First, I looked at the left side of the equation and saw two fractions being added together. Just like with regular fractions, I needed to find a "common bottom part" for them. The common bottom part for `(1 + sec θ)` and `tan θ` is `tan θ` multiplied by `(1 + sec θ)`.

Then, I combined the tops of the fractions.
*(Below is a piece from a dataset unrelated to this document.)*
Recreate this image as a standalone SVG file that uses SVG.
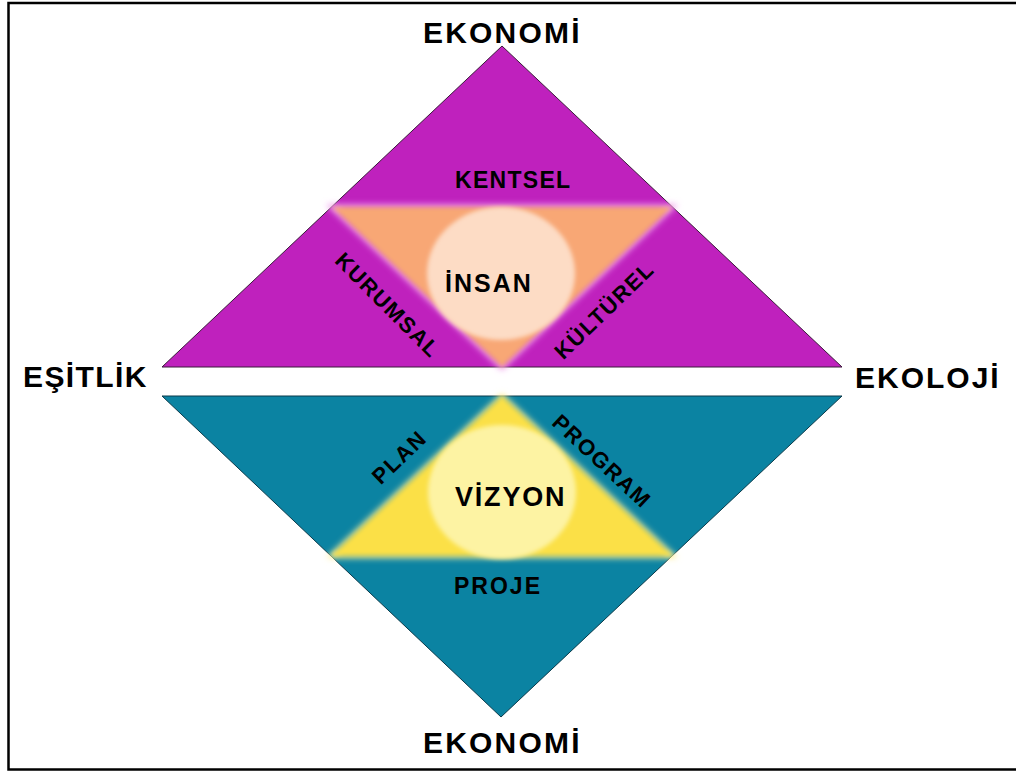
<svg xmlns="http://www.w3.org/2000/svg" width="1016" height="771" viewBox="0 0 1016 771">
<style>
  text { font-family: "Liberation Sans", Arial, sans-serif; font-weight: bold; fill: #000; }
  .big { font-size: 30px; }
  .mid { font-size: 23px; }
  .rot { font-size: 22px; letter-spacing: 1.5px; }
</style>
<defs>
  <filter id="soft" x="-10%" y="-10%" width="120%" height="120%">
    <feGaussianBlur stdDeviation="2"/>
  </filter>
  <filter id="glow" x="-20%" y="-20%" width="140%" height="140%">
    <feGaussianBlur stdDeviation="3"/>
  </filter>
</defs>
<rect x="0" y="0" width="1016" height="771" fill="#ffffff"/>
<path d="M1016 3 H8.5 V769.5 H1016" fill="none" stroke="#000" stroke-width="2.5"/>

<g id="top-triangle">
  <polygon points="502,46 162,367 842,367" fill="#BF21BD" stroke="#3a1a3a" stroke-width="1"/>
  <polygon points="332,207 672,207 502,367" fill="none" stroke="#F0A0F0" stroke-width="5" filter="url(#glow)"/>
  <polygon points="332,207 672,207 502,367" fill="#F8A774" filter="url(#soft)"/>
  <ellipse cx="501" cy="273.5" rx="74" ry="66.5" fill="#FDDCC5" filter="url(#soft)"/>
</g>

<g id="bottom-triangle">
  <polygon points="162,396 842,396 501,717" fill="#0B83A2" stroke="#0a3a4a" stroke-width="1"/>
  <polygon points="502,396 331,556 673,556" fill="none" stroke="#FFF2A0" stroke-width="4" filter="url(#glow)"/>
  <polygon points="502,396 331,556 673,556" fill="#FBE047" filter="url(#soft)"/>
  <ellipse cx="502" cy="492" rx="74" ry="67" fill="#FDF3A3" filter="url(#soft)"/>
</g>

<g id="labels">
  <text class="big" x="423" y="43" letter-spacing="2.2">EKONOMİ</text>
  <text class="big" x="423" y="753" letter-spacing="2.2">EKONOMİ</text>
  <text class="big" x="23" y="387" letter-spacing="1.4">EŞİTLİK</text>
  <text class="big" x="855" y="388" letter-spacing="2">EKOLOJİ</text>
  <text class="mid" x="455" y="188" font-size="24" letter-spacing="1.3">KENTSEL</text>
  <text class="mid" x="454" y="594" letter-spacing="2">PROJE</text>
  <text x="445" y="292" font-size="25" letter-spacing="2">İNSAN</text>
  <text x="455" y="506" font-size="27" letter-spacing="1.8">VİZYON</text>
  <text class="rot" x="0" y="0" text-anchor="middle" dy="0.36em" transform="translate(388,305) rotate(45)">KURUMSAL</text>
  <text class="rot" x="0" y="0" text-anchor="middle" dy="0.36em" transform="translate(604,310) rotate(-44)">KÜLTÜREL</text>
  <text class="rot" x="0" y="0" text-anchor="middle" dy="0.36em" transform="translate(399,457) rotate(-44)">PLAN</text>
  <text class="rot" x="0" y="0" text-anchor="middle" dy="0.36em" transform="translate(602,461) rotate(43)">PROGRAM</text>
</g>
</svg>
For the first fraction, `tan θ` got multiplied by `tan θ` to make `tan² θ`. For the second fraction, `(1 + sec θ)` got multiplied by `(1 + sec θ)`, which I expanded using the rule `(a+b)² = a² + 2ab + b²` to get `1 + 2 sec θ + sec² θ`.

Next, I noticed a special pattern in the numerator: `tan² θ + 1`. I remembered a super important rule called a "Pythagorean identity" that says `1 + tan² θ` is the same as `sec² θ`. So, I replaced `tan² θ + 1` with `sec² θ`. This made the top part `sec² θ + sec² θ + 2 sec θ`, which simplifies to `2 sec² θ + 2 sec θ`.
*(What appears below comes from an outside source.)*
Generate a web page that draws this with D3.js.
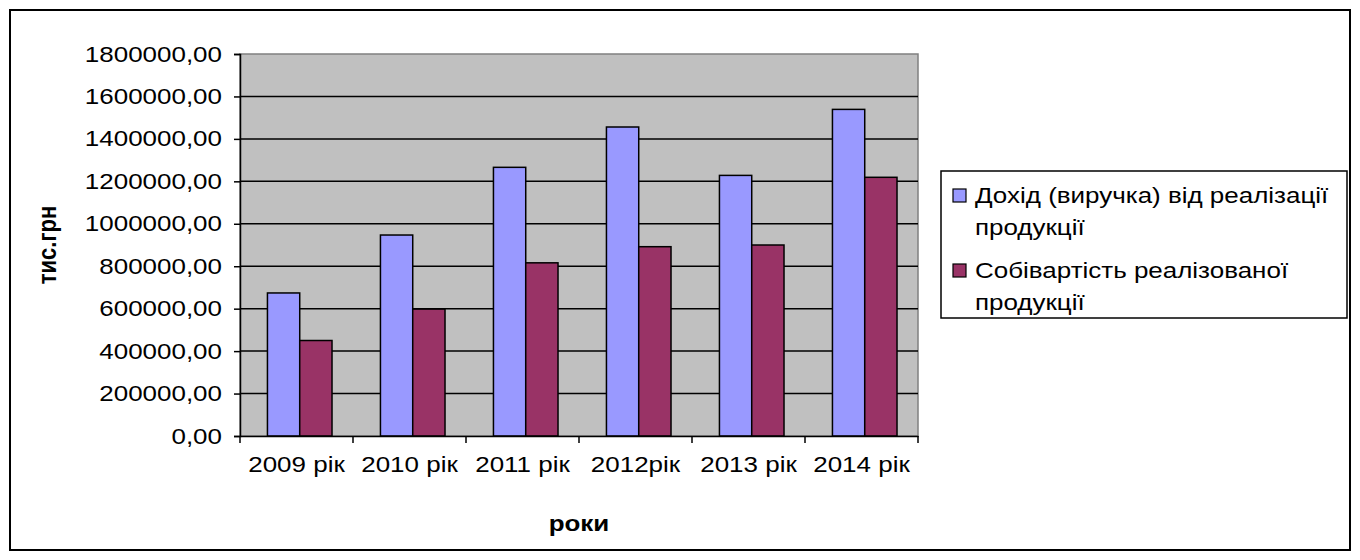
<!DOCTYPE html>
<html>
<head>
<meta charset="utf-8">
<script src="https://cdn.jsdelivr.net/npm/d3@7"></script>
<style>
  html, body { margin: 0; padding: 0; background: #fff; }
  svg { display: block; font-family: "Liberation Sans", Arial, sans-serif; }
</style>
</head>
<body>
<svg id="chart" width="1360" height="560"></svg>
<script>
// Categories and series (тис. грн)
const years = ["2009 рік", "2010 рік", "2011 рік", "2012рік", "2013 рік", "2014 рік"];
const revenue = [674000, 947000, 1266000, 1456000, 1228000, 1539000];
const cost = [450000, 598000, 816000, 892000, 900000, 1219000];
const seriesNames = ["Дохід (виручка) від реалізації продукції", "Собівартість реалізованої продукції"];
const seriesColors = ["#9999FF", "#993366"];
const yTicks = [0, 200000, 400000, 600000, 800000, 1000000, 1200000, 1400000, 1600000, 1800000];

const svg = d3.select("#chart");
const plot = { left: 240, right: 918, top: 54, bottom: 436 };
const FS = 22;        // base font size
const WIDEN = 1.18;   // horizontal widening of the lettering

// Outer chart frame
svg.append("rect")
  .attr("x", 10).attr("y", 10).attr("width", 1340).attr("height", 540)
  .attr("fill", "#fff").attr("stroke", "#000").attr("stroke-width", 2);

const x0 = d3.scaleBand().domain(years).range([plot.left, plot.right]);
const bw = x0.bandwidth() / 3.5; // 150% gap width
const x1 = d3.scaleBand().domain([0, 1]).range([0, 2 * bw]);
const y = d3.scaleLinear().domain([0, 1800000]).range([plot.bottom, plot.top]);

// Plot area background
svg.append("rect")
  .attr("x", plot.left).attr("y", plot.top)
  .attr("width", plot.right - plot.left).attr("height", plot.bottom - plot.top)
  .attr("fill", "#C0C0C0").attr("stroke", "#808080").attr("stroke-width", 1.5);

// Gridlines
svg.append("g").selectAll("line")
  .data(yTicks.filter(d => d > 0 && d < 1800000))
  .join("line")
  .attr("x1", plot.left).attr("x2", plot.right)
  .attr("y1", d => y(d)).attr("y2", d => y(d))
  .attr("stroke", "#000").attr("stroke-width", 1.5);

// Bars
const groups = svg.append("g").selectAll("g")
  .data(years.map((yr, i) => ({ yr, vals: [revenue[i], cost[i]] })))
  .join("g")
  .attr("transform", d => `translate(${x0(d.yr) + 0.85 * bw},0)`);

groups.selectAll("rect")
  .data(d => d.vals.map((v, k) => ({ v, k })))
  .join("rect")
  .attr("x", d => x1(d.k))
  .attr("y", d => y(d.v))
  .attr("width", bw)
  .attr("height", d => y(0) - y(d.v))
  .attr("fill", d => seriesColors[d.k])
  .attr("stroke", "#000").attr("stroke-width", 1.5);

// Y axis
const yAxis = d3.axisLeft(y).tickValues(yTicks).tickSize(6).tickPadding(12)
  .tickFormat(d => d3.format(".2f")(d).replace(".", ","));
const gy = svg.append("g").attr("transform", `translate(${plot.left},0)`).call(yAxis);
gy.attr("font-family", null).attr("font-size", null);
gy.select(".domain").attr("stroke", "#000").attr("stroke-width", 1.5);
gy.selectAll(".tick line").attr("stroke", "#000").attr("stroke-width", 1.5);
gy.selectAll(".tick text").attr("font-size", FS).attr("fill", "#000").attr("class", "wide");

// X axis (ticks at category boundaries)
const xAxis = d3.axisBottom(x0).tickSize(0).tickPadding(20);
const gx = svg.append("g").attr("transform", `translate(0,${plot.bottom})`).call(xAxis);
gx.attr("font-family", null).attr("font-size", null);
gx.select(".domain").attr("stroke", "#000").attr("stroke-width", 1.5);
gx.selectAll(".tick text").attr("font-size", FS).attr("fill", "#000").attr("class", "wide");
const bounds = years.map(d => x0(d)).concat([plot.right]);
gx.selectAll(".bound").data(bounds).join("line")
  .attr("class", "bound")
  .attr("x1", d => d).attr("x2", d => d).attr("y1", 0).attr("y2", 7)
  .attr("stroke", "#000").attr("stroke-width", 1.5);

// Axis titles
svg.append("text")
  .attr("class", "wide")
  .attr("x", (plot.left + plot.right) / 2).attr("y", 531)
  .attr("text-anchor", "middle").attr("font-size", FS).attr("font-weight", "bold")
  .text("роки");
svg.append("g")
  .attr("transform", `translate(56,245) scale(${WIDEN},1) rotate(-90)`)
  .append("text")
  .attr("text-anchor", "middle").attr("font-size", FS).attr("font-weight", "bold")
  .text("тис.грн");

// Legend
const legend = svg.append("g");
legend.append("rect")
  .attr("x", 941).attr("y", 171).attr("width", 406).attr("height", 147)
  .attr("fill", "#fff").attr("stroke", "#000").attr("stroke-width", 1.5);
const legendLines = [
  ["Дохід (виручка) від реалізації", "продукції"],
  ["Собівартість реалізованої", "продукції"]
];
const legendTop = [203, 278];
legendLines.forEach((lines, k) => {
  legend.append("rect")
    .attr("x", 953).attr("y", legendTop[k] - 14).attr("width", 13).attr("height", 13)
    .attr("fill", seriesColors[k]).attr("stroke", "#000").attr("stroke-width", 1.2);
  lines.forEach((t, j) => {
    legend.append("text")
      .attr("class", "wide")
      .attr("x", 975).attr("y", legendTop[k] + j * 32)
      .attr("font-size", FS).attr("fill", "#000")
      .text(t);
  });
});

// Widen horizontal lettering
svg.selectAll("text.wide").each(function () {
  const len = this.getComputedTextLength();
  d3.select(this).attr("textLength", len * WIDEN).attr("lengthAdjust", "spacingAndGlyphs");
});
</script>
</body>
</html>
After that, I saw that `2 sec θ` was in both parts of the numerator (`2 sec² θ` and `2 sec θ`), so I "pulled it out" (factored it out). This left me with `2 sec θ` multiplied by `(sec θ + 1)` on the top.

Now, I had `(2 sec θ * (sec θ + 1))` on the top and `(tan θ * (1 + sec θ))` on the bottom. Since `(sec θ + 1)` and `(1 + sec θ)` are exactly the same, I could cancel them out! This made the expression much simpler: `2 sec θ / tan θ`.
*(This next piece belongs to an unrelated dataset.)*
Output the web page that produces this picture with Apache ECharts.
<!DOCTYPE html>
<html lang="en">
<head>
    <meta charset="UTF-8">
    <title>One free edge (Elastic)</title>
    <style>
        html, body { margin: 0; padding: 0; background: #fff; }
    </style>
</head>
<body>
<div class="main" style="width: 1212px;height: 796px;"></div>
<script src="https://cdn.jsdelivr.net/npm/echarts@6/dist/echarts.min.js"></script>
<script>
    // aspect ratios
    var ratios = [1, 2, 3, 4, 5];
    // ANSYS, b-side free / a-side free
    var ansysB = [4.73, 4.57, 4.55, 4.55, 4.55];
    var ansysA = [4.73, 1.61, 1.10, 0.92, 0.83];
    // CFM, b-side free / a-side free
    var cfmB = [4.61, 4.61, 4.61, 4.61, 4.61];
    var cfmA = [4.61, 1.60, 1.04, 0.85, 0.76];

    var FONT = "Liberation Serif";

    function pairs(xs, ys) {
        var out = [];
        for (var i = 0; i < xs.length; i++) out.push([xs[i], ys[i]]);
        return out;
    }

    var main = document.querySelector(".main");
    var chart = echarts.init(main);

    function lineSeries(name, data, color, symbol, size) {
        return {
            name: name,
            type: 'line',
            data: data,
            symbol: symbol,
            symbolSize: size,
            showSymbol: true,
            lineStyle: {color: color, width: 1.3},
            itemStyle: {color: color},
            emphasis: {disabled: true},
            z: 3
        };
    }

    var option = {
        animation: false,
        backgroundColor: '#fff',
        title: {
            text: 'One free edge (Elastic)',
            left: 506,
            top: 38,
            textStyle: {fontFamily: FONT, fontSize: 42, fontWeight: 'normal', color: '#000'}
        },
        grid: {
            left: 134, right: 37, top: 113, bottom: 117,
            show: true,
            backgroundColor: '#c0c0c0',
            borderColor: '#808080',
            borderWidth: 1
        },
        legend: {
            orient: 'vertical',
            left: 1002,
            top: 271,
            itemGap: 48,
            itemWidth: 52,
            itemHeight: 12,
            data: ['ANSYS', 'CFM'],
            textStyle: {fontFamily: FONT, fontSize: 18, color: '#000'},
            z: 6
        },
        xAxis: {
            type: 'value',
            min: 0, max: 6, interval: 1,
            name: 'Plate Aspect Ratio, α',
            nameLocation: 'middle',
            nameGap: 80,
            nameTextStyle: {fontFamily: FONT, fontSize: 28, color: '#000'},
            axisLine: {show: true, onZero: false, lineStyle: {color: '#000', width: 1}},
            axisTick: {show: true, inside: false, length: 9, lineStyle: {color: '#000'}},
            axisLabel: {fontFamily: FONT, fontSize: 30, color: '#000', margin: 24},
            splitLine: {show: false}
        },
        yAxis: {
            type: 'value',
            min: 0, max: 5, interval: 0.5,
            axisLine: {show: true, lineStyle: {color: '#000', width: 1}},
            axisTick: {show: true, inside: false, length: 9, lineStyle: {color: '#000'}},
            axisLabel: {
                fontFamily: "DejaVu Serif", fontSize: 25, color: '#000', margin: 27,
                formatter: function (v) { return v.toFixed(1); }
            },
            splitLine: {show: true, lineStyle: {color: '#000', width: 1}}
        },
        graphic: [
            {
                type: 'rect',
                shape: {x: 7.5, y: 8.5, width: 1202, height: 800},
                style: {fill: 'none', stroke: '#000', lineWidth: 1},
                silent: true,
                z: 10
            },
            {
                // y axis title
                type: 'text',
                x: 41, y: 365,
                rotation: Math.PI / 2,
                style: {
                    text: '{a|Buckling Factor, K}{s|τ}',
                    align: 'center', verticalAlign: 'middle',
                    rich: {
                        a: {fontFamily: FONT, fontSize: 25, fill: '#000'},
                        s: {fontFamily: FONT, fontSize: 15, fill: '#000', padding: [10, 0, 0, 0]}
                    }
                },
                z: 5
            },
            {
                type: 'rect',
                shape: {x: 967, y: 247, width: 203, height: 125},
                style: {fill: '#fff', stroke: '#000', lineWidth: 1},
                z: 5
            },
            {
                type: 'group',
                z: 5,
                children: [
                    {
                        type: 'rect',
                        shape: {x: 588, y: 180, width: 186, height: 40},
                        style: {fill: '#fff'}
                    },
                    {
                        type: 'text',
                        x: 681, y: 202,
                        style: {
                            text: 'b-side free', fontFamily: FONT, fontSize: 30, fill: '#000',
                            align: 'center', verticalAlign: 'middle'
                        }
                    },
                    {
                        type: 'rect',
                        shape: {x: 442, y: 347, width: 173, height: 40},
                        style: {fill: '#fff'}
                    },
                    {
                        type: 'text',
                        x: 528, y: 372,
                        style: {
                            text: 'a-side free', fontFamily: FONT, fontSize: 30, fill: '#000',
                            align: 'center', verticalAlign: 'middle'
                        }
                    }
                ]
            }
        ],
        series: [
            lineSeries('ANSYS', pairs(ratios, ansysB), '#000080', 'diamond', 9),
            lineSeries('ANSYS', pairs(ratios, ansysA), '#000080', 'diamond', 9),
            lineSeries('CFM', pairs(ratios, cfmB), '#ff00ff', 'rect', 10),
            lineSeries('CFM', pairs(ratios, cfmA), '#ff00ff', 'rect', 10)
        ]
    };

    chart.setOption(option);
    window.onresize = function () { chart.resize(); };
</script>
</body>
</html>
Finally, to get to `csc θ`, I changed `sec θ` and `tan θ` into their `sin` and `cos` forms. `sec θ` is `1 / cos θ`, and `tan θ` is `sin θ / cos θ`. So I had `(2 * (1 / cos θ))` divided by `(sin θ / cos θ)`. When you divide by a fraction, it's like multiplying by its flipped version. So, `(2 / cos θ)` multiplied by `(cos θ / sin θ)`. The `cos θ` parts canceled each other out, leaving me with `2 / sin θ`.

I know that `1 / sin θ` is the same as `csc θ`. So, `2 / sin θ` is just `2 csc θ`. And boom! That's exactly what the right side of the original equation was! So, I proved they are the same!

For the graphing part, if I had a graphing calculator, I would just type in both sides of the equation separately. If the lines draw on top of each other perfectly, it means the equation is true for all the angles where it's defined.